Exploring a risky business

Dean Swart profile picture
Dean Swart
Oct 23, 2017

Why do we Explore? Why do some of us seek adventure? From a very early age we are conditioned to be curious, to continually ask the question why? We are encouraged to learn. The bed time stories we are told are all about adventure, the prince that saves the damsel in distress, ‘little red riding hood’. They are full of bravery and daring escapades. We grow up playing games in the same vain, always wanting to be the one who wins, the one who saves the day. This continues throughout our education, “Be the Best at what you do......Get good grades at school so that you can study and have a good career”.

 

You see.......We are all adventurers, we are all explorers. Somewhere along life’s journey, society starts to tell you to be “responsible, to grow up, to settle down, to work at your career, be sensible”. It is at this point that most of us stop being adventurers. We stop taking risks, we become narrow minded in our pursuits and instead start to become selfish in our rush to become successful. By who’s standards do we measure success?. In our modern world we measure our success by the cost of our leisure time. The more expensive our holiday, the fancier our car, the more successful we are. Who is to say that a small tribe living in the heart of the Amazon is primitive, less successful, less happier. They are after all a master of their environment. They want for very little that nature cannot provide, they are happy and content, can raise a family and have a laugh. At the end of the day they want the same fundamental things we do. For most of us that do settle down, we still have that sense of adventure, we watch films about adventure, we hanker after exotic holidays and cheer our favourite sports team. We become armchair warriors.

 

A few people never lose that drive to seek out the unknown, in the eyes of the majority they never grow up. There is a saying attributed to Muhammed, “Do not tell me about your education, tell me instead about your travels”. Travel and adventure broaden the mind, if we immerse ourselves in far away places, people and cultures, it forces us to understand. It tempers our prejudices and bigotry, our preconceived ideas about others.
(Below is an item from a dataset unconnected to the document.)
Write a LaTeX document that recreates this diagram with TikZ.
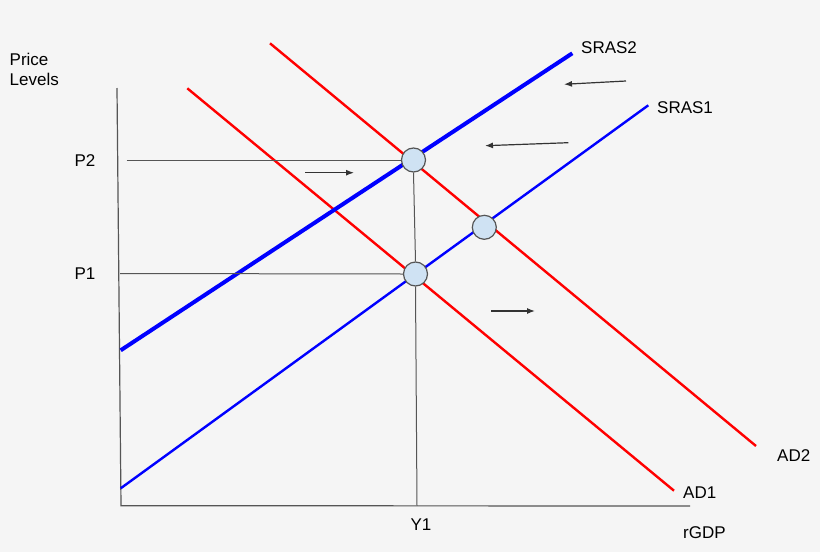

For those of us who do seek far away places and little known environments, it is incumbent on us to do this responsibly and in a sensitive manner. It falls on us to bring back our experience and knowledge, to educate the rest, to make the world a better place. Those of us who explore are no different to the rest, that candle of curiosity just burns a little brighter. Hopefully that yearning to go, keeps us a little younger at heart.

 

Adventurers and explorers are risk takers by nature, someone has to be otherwise we will never expand the boundaries of human endeavour. We do not have a death wish, I would argue that most of us have a healthy respect for life and a great understanding as to the consequences of the risks we take. Yet, despite the calculated risks, the price we are prepared to pay for that yearning, for the excitement, the desire to go, is well worth it. Hendrik Coetzee was a well renowned South African kayak-er based in Uganda. Among his many achievements, he paddled the Blue Nile river from source to sea. He had a simple outlook on being an adventurer, he was all ways looking for ‘The best day ever’. His quest was to find that one day, the one day that could become the destination, he had many ‘Best days’. Sadly he was killed by a crocodile while out on one of his trips for ‘The best day ever’. Yet that was the risk he took, he took it in the full knowledge that it may be his last. It was the ultimate price, yet if he were here to ask, I believe he would agree, that to him it was worth it. It helps to adopt the attitude that when its your time its your time, be it dying in a car accident or starving to death in a desert.

 

My outlook is no less simple, I have always said that it does not matter how I die, it must just be a good death. I would rather die falling of a cliff doing something I enjoyed then die a senseless death at the hands of some drunk driver.

 

To be honest crossing the road is a risky business.